Comprehensive Analysis
As of November 3, 2025, with a stock price of $268.62, a comprehensive valuation analysis of The Travelers Companies, Inc. (TRV) suggests the stock is reasonably priced with potential for modest appreciation. By triangulating value using multiples, dividend yield, and asset-based approaches, a clearer picture of its intrinsic worth emerges.
Multiples Approach: TRV's trailing P/E ratio of 10.52x and forward P/E of 10.08x appear favorable. This is slightly below the peer average P/E of approximately 11.0x. For instance, Chubb (CB) trades at a P/E of 11.57x and Progressive (PGR) at 11.31x, while Allstate (ALL) and The Hartford (HIG) trade at lower multiples around 9.0x and 9.8x, respectively. Given TRV's high trailing Return on Equity of 24.71%, which signals efficient profit generation, a multiple in line with or slightly above its peers seems justified. Applying a peer-average P/E of 11.0x to its trailing EPS of $25.44 suggests a fair value of approximately $280. Applying the forward P/E of peer Chubb (10.74x) to TRV's implied forward EPS ($26.65) suggests a value of $286. This indicates a potential upside from the current price.

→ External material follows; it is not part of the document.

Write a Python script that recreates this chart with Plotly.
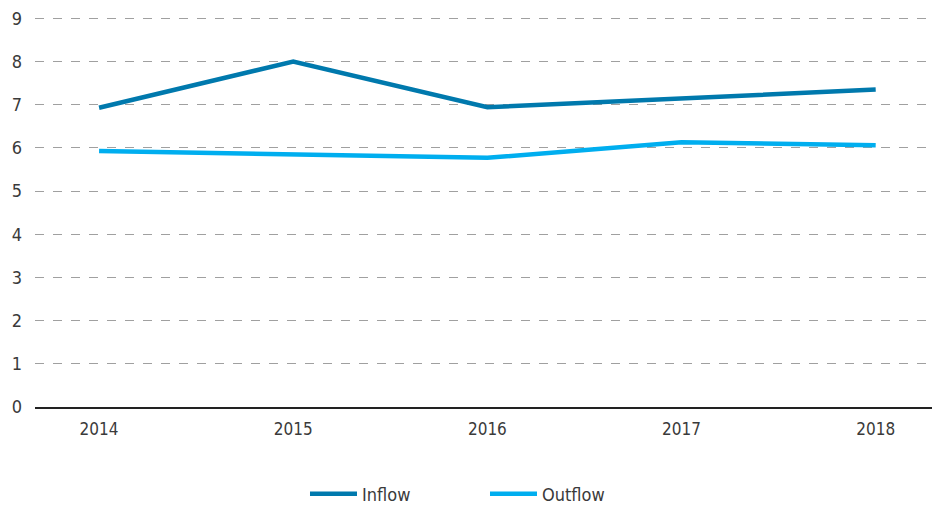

Asset & Yield Approach: For an insurer, Price-to-Book-Value is a critical measure. TRV's Price-to-Book (P/B) ratio is 1.89x and its Price-to-Tangible-Book-Value (P/TBV) is 2.22x. These figures are reasonable when benchmarked against peers like Allstate's P/B of 2.30x. A company's ability to generate high returns on its equity often justifies trading at a premium to its book value. TRV’s impressive ROE (24.71%) and strong year-to-date growth in tangible book value per share (+17.9%) support its current valuation. Furthermore, the company provides a reliable dividend yield of 1.64% from a very low payout ratio of 17.1%, indicating that the dividend is safe and has substantial room to grow.
Triangulation and Price Check: Combining these methods, the valuation appears centered. The multiples approach suggests a value range of $280–$286. The asset-based view confirms that the current premium to book value is warranted by high profitability. A simple dividend discount model suggests a lower value, but this is less reliable given the low payout ratio, as most value is created through reinvested earnings. Weighing the multiples approach most heavily, a fair value range of $275–$290 seems appropriate. This suggests the stock is fairly valued with a slight upside, making it a solid holding but perhaps not a deeply undervalued opportunity at the current moment.